Starting with the definition of the hessian in Cartesian coordinates
$$ \textbf H_{ab} = \frac{\partial ^2 E}{\partial x_a\partial x_b}$$

we use the B-matrix elements and the chain rule
\begin{align}
\textbf H_{ab} &= \frac{\partial}{\partial x_a}\Big( \frac{\partial E}{\partial q_i}\frac{\partial q_i}{\partial x_b}\Big ) \\
 &= \frac{\partial ^2 E}{\partial x_a \partial q_i} \frac{\partial q_i}{\partial x_b} + \frac{\partial E}{\partial q_i}\frac{\partial ^2 q_i}{\partial x_a \partial x_b} \\
 &= \Big(\frac{\partial}{\partial x_a} \cdot \frac{\partial E}{\partial q_i}\Big) \frac{\partial q_i}{\partial x_b} + \frac{\partial E}{\partial q_i}\frac{\partial ^2 q_i}{\partial x_a \partial x_b}\\
 &= \Big(\frac{\partial q_j}{\partial x_a} \cdot \frac{\partial}{\partial q_j} \cdot \frac{\partial E}{\partial q_i}\Big) \frac{\partial q_i}{\partial x_b} + \frac{\partial E}{\partial q_i}\frac{\partial ^2 q_i}{\partial x_a \partial x_b}\\
 &= \frac{\partial q_j}{\partial x_a}\frac{\partial ^2 E}{\partial q_j \partial q_i} \frac{ \partial q_i}{\partial x_b} + \frac{\partial E }{\partial q_i} \frac {\partial ^2 q_i}{\partial x_a \partial x_b}\\
\end{align}

With the introduction of the derivative B-matrix for internal coordinate $i$ as $\textbf B^i$, we can write the above equation in matrix form for the transformation of the internal coordinate Hessian into Cartesian coordinates.

$$ \textbf{H}_{\rm{cart}} = \textbf{B}^T \textbf{H}_{\rm{int}} \textbf{B} + g_i \textbf{B}^i$$

At stationary points where the gradient is zero, the second term vanishes.
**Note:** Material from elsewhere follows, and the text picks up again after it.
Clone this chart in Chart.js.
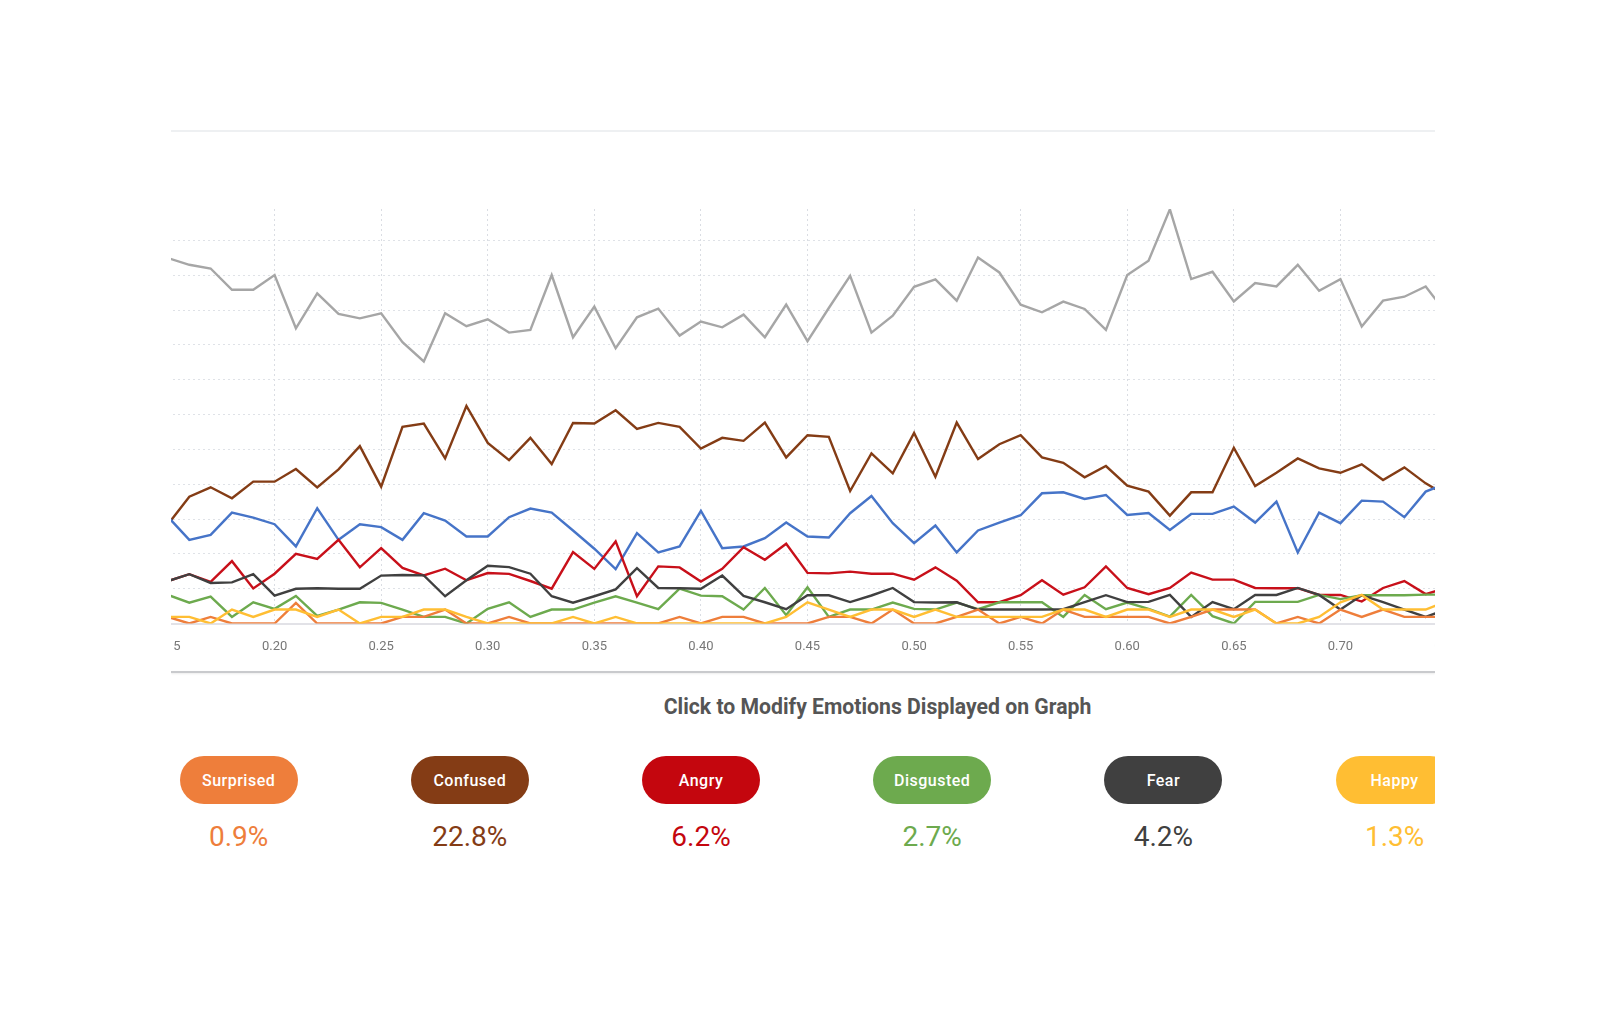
<!DOCTYPE html>
<html>
<head>
<meta charset="utf-8">
<script src="https://cdn.jsdelivr.net/npm/chart.js@4.4.1/dist/chart.umd.min.js"></script>
<style>
html,body{margin:0;padding:0;background:#fff;width:1600px;height:1018px;overflow:hidden;font-family:Roboto,"Noto Sans",sans-serif}
#wrap{position:absolute;left:171px;top:0;width:1264px;height:1018px;overflow:hidden}
#topline{position:absolute;left:0;top:130px;width:1264px;height:2px;background:#eef0f2}
#bottomline{position:absolute;left:0;top:671px;width:1264px;height:2px;background:#c9cacd;box-shadow:0 1px 2px rgba(0,0,0,0.08)}
#chart{position:absolute;left:-33px;top:199px}
#title{position:absolute;top:693px;left:0;width:1413px;text-align:center;font-weight:700;font-size:21.2px;color:#555;line-height:28px;white-space:nowrap}
.pill{position:absolute;top:756px;width:118px;height:48px;border-radius:24px;color:#fff;font-size:16px;font-weight:500;letter-spacing:0.5px;line-height:49px;text-align:center}
.pct{position:absolute;top:819px;width:118px;text-align:center;font-size:28px;line-height:36px}
</style>
</head>
<body>
<div id="wrap">
  <div id="topline"></div>
  <canvas id="chart" width="1339" height="475"></canvas>
  <div id="bottomline"></div>
  <div id="title">Click to Modify Emotions Displayed on Graph</div>
  <div id="legend"></div>
</div>
<script>
// x positions (time fraction)
const xValues = [0.15,0.16,0.17,0.18,0.19,0.20,0.21,0.22,0.23,0.24,0.25,0.26,0.27,0.28,0.29,0.30,0.31,0.32,0.33,0.34,0.35,0.36,0.37,0.38,0.39,0.40,0.41,0.42,0.43,0.44,0.45,0.46,0.47,0.48,0.49,0.50,0.51,0.52,0.53,0.54,0.55,0.56,0.57,0.58,0.59,0.60,0.61,0.62,0.63,0.64,0.65,0.66,0.67,0.68,0.69,0.70,0.71,0.72,0.73,0.74,0.75];

// series values (percent)
const calm = [52.45,51.49,50.96,47.91,47.91,50.01,42.38,47.39,44.43,43.81,44.53,40.38,37.61,44.53,42.67,43.67,41.76,42.14,50.01,41.09,45.48,39.52,43.95,45.2,41.33,43.34,42.52,44.34,41.09,45.77,40.52,45.29,49.91,41.76,44.19,48.34,49.39,46.34,52.54,50.39,45.77,44.67,46.2,45.15,42.14,50.01,52.06,59.45,49.44,50.49,46.24,48.87,48.39,51.49,47.77,49.44,42.62,46.34,46.91,48.39,44.41];
const confused = [14.26,18.21,19.55,17.97,20.36,20.36,22.17,19.55,22.12,25.46,19.64,28.22,28.7,23.69,31.23,25.93,23.46,26.65,22.88,28.79,28.7,30.61,27.94,28.79,28.22,25.12,26.65,26.22,28.84,23.84,27.03,26.79,19.02,24.41,21.55,27.36,21.07,28.84,23.6,25.74,27.03,23.84,23.07,20.98,22.6,19.78,18.93,15.49,18.83,18.83,25.22,19.74,21.64,23.69,22.26,21.64,22.84,20.6,22.41,20.12,18.31];
const sad = [15.3,12.01,12.73,15.92,15.21,14.25,11.06,16.54,12.01,14.25,13.83,12.01,15.83,14.78,12.49,12.49,15.26,16.5,15.92,13.35,10.73,7.82,12.97,10.2,11.06,16.16,10.82,11.06,12.25,14.49,12.49,12.35,15.83,18.31,14.4,11.54,14.06,10.2,13.35,14.49,15.54,18.69,18.83,17.88,18.45,15.59,15.87,13.44,15.73,15.73,16.78,14.49,17.5,10.2,15.92,14.4,17.64,17.5,15.26,18.93,20.14];
const angry = [6.1,7.08,5.96,8.95,5.03,7.15,10.01,9.27,12.01,8.07,10.82,7.98,6.91,7.87,6.2,7.24,7.12,6.1,5.0,10.25,7.84,11.78,3.91,8.2,8.05,6.03,7.85,10.96,9.15,11.44,7.27,7.2,7.44,7.15,7.15,6.29,8.06,6.15,3.05,3.05,4.07,6.2,4.13,5.2,8.2,5.1,4.2,5.1,7.3,6.3,6.3,5.1,5.07,5.07,4.1,4.1,3.15,5.1,6.1,4.22,5.15];
const fear = [6.1,7.08,5.82,5.91,7.1,4.0,4.98,5.07,4.98,4.98,6.88,6.96,6.91,3.91,6.2,8.29,8.1,7.15,3.91,2.98,3.91,4.9,7.96,5.1,5.05,4.98,6.88,3.95,3.05,2.05,4.05,4.05,3.07,4.02,5.1,3.07,3.02,3.05,2.0,2.0,2.0,2.0,2.05,3.07,4.07,3.07,3.1,4.1,0.95,3.07,2.05,4.1,4.1,5.1,4.1,2.0,4.05,3.07,2.0,0.95,2.05];
const disgusted = [4.1,2.98,3.86,0.95,3.05,2.1,3.95,1.1,2.0,3.05,2.96,2.0,0.95,0.95,0,2.1,3.05,0.95,2.0,2.0,3.0,3.91,3.0,2.05,5.0,4.0,3.91,2.0,5.1,1.2,5.2,0.95,2.0,2.0,3.0,2.1,2.0,3.0,2.05,3.05,3.05,3.05,0.95,4.1,2.05,3.0,2.1,1.0,4.1,1.05,0,3.1,3.1,3.1,4.1,3.5,4.05,4.05,4.05,4.15,4.15];
const surprised = [0.95,0,0.95,0,0,0,2.95,0,0,0,0,0.95,0.95,2.0,0,0,0.95,0,0,0,0,0,0,0,0.95,0,0.95,0.95,0,0,0,0.95,0.95,0,2.0,0,0,0.95,2.0,0,0.95,0,2.0,0.95,0.95,0.95,0.95,0,0.95,2.0,2.0,2.0,0,0.95,0,2.0,0.95,2.0,0.95,0.95,0.95];
const happy = [0.95,0.95,0,2.0,0.95,2.0,2.0,0.95,2.0,0,0.95,0.95,2.0,2.0,0.95,0,0,0,0,0.95,0,0.95,0,0,0,0,0,0,0,0.95,3.05,2.0,0.95,2.0,2.0,0.95,2.0,0.95,0.95,0.95,0.95,0.95,2.0,2.0,0.95,2.0,2.0,0.95,2.0,2.0,0.95,2.0,0,0,0.95,3.05,4.1,2.0,2.0,2.0,3.2];

// legend buttons
const legendNames = ['Surprised','Confused','Angry','Disgusted','Fear','Happy'];
const legendShares = ['0.9%','22.8%','6.2%','2.7%','4.2%','1.3%'];
const legendColors = ['#EE7E3B','#843C15','#C4060E','#6DAA4E','#404040','#FFBE33'];

const lineSeries = [
  {label:'Happy', data:happy, color:'#FFBE33', order:1},
  {label:'Surprised', data:surprised, color:'#EE7E3B', order:2},
  {label:'Fear', data:fear, color:'#404040', order:3},
  {label:'Disgusted', data:disgusted, color:'#6DAA4E', order:4},
  {label:'Angry', data:angry, color:'#C8101A', order:5},
  {label:'Sad', data:sad, color:'#4674C8', order:6},
  {label:'Confused', data:confused, color:'#843C15', order:7},
  {label:'Calm', data:calm, color:'#A6A6A6', order:8}
];

const legend = document.getElementById('legend');
legendNames.forEach((n, i) => {
  const left = 8.6 + 231.2 * i;
  const p = document.createElement('div');
  p.className = 'pill';
  p.style.left = left + 'px';
  p.style.background = legendColors[i];
  p.textContent = n;
  legend.appendChild(p);
  const q = document.createElement('div');
  q.className = 'pct';
  q.style.left = left + 'px';
  q.style.color = legendColors[i];
  q.textContent = legendShares[i];
  legend.appendChild(q);
});

new Chart(document.getElementById('chart'), {
  type: 'line',
  data: {
    datasets: lineSeries.map(s => ({
      label: s.label,
      data: xValues.map((x, i) => ({x: x, y: s.data[i]})),
      borderColor: s.color,
      backgroundColor: s.color,
      borderWidth: 2.4,
      pointRadius: 0,
      tension: 0,
      fill: false,
      order: s.order
    }))
  },
  options: {
    responsive: false,
    animation: false,
    events: [],
    layout: {padding: {left: 30, right: 30, top: 10, bottom: 0}},
    plugins: {legend: {display: false}, tooltip: {enabled: false}},
    scales: {
      x: {
        type: 'linear',
        min: 0.15,
        max: 0.75,
        afterFit: (s) => { s.height = 50.5; },
        grid: {color: '#dadde3', lineWidth: 1, drawTicks: false},
        border: {display: true, color: '#e2e2e7', width: 2, dash: [2, 3]},
        ticks: {stepSize: 0.05, padding: 15, color: '#777', font: {family: 'Roboto', size: 13}, maxRotation: 0, autoSkip: false,
          callback: (v) => Number(v).toFixed(2)}
      },
      y: {
        min: 0,
        max: 59.5,
        afterFit: (s) => { s.width = 0; },
        grid: {color: '#dfe2e7', lineWidth: 1, drawTicks: false},
        border: {display: false, dash: [2, 3]},
        ticks: {display: false, stepSize: 5, includeBounds: false}
      }
    }
  }
});
</script>
</body>
</html>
The contribution of this term is generally small, and it may not be worth the expense of computing when generating Hessians for stationary point searches.

We still need to derive the formula for the inverse transformation.  See the first tutorial for the introduction of the $\mathbf A^T$ matrix, the generalized left-inverse of $ \mathbf{B}^T $, where 

$$ \textbf A^T = (\textbf{B} \textbf{u} \textbf {B}^T)^{-1} \textbf {B} \textbf{u}$$

so that 

$$ \textbf {A}^T \textbf{H}_{\rm{cart}} \textbf {A} = \textbf{A}^T \textbf{B}^T \textbf{H}_{\rm{int}} \textbf{BA} + \textbf {A}^T g_i \textbf{B}^i \textbf A$$

and

$$ \textbf{H}_{\rm{int}} = \textbf A^T \textbf {H}_{\mathrm{cart}} \textbf A - \textbf A^T  g_i \textbf {B}^i \textbf A $$

We can factor the terms to get the following:

$$ \textbf{H}_{\rm{int}} = \textbf A^T ( \textbf {H}_{\mathrm{cart}} - g_i \textbf {B}^i ) \textbf A $$

Now lets convert a Psi4 Cartesian Hessian into internals!

In [None]:
# Compute B and A matrices.
B = intcosMisc.Bmat(intcos, xyz)
G = np.dot(B, B.T)
Ginv = linearAlgebra.symmMatInv(G)
Atranspose = np.dot(Ginv, B)

# We'll use cc-pVDZ RHF.
psi4.set_options({"basis": "cc-pvdz"})

# Get gradient in cartesian coordinates, then convert to internals.
g_x = np.reshape( np.array( psi4.gradient('scf')), (3*Natom))
g_q = np.dot(Atranspose, g_x)

print("Gradient in internal coordinates")
print(g_q)

# Get Hessian in Cartesian coordinates.
H_cart = np.array( psi4.hessian('scf') )
# print("Hessian in Cartesian coordinates")
# print(H_cart)

In [None]:
# Convert Cartesian Hessian to internals.
# A^t (Hxy - Kxy) A;    K_xy = sum_q ( grad_q[I] d^2(q_I)/(dx dy) )
Ncart = 3 * mol.natom()
H_int = np.zeros( (Nintco,Nintco), float)
dq2dx2 = np.zeros((Ncart,Ncart), float)

for I, q in enumerate(intcos):
    dq2dx2[:] = 0
    q.Dq2Dx2(xyz, dq2dx2)   # d^2(q_I)/ dx_i dx_j

    for a in range(Ncart):
        for b in range(Ncart):
            H_cart[a,b] -= g_q[I] * dq2dx2[a,b]

H_int = np.dot(Atranspose, np.dot(H_cart, Atranspose.T))
print("Hessian in internal coordinates")
print(H_int)

This result may be compared with the guess Hessians from the formulas above.  It is verified that in these intuitive coordinates (stretches, bends, etc.) the Hessian is strongly diagonal, and it also may be readily estimated.

During the course of the optimization, the Hessian may be re-calculated at each step (or every fixed number of steps).  However, the computation of the Hessian is computationally costly, even when possible.  In most cases, updating the Hessian with first derivative information works nearly as well as recomputing the Hessian and requires no additional computation.  For Hessian updating, see another tutorial.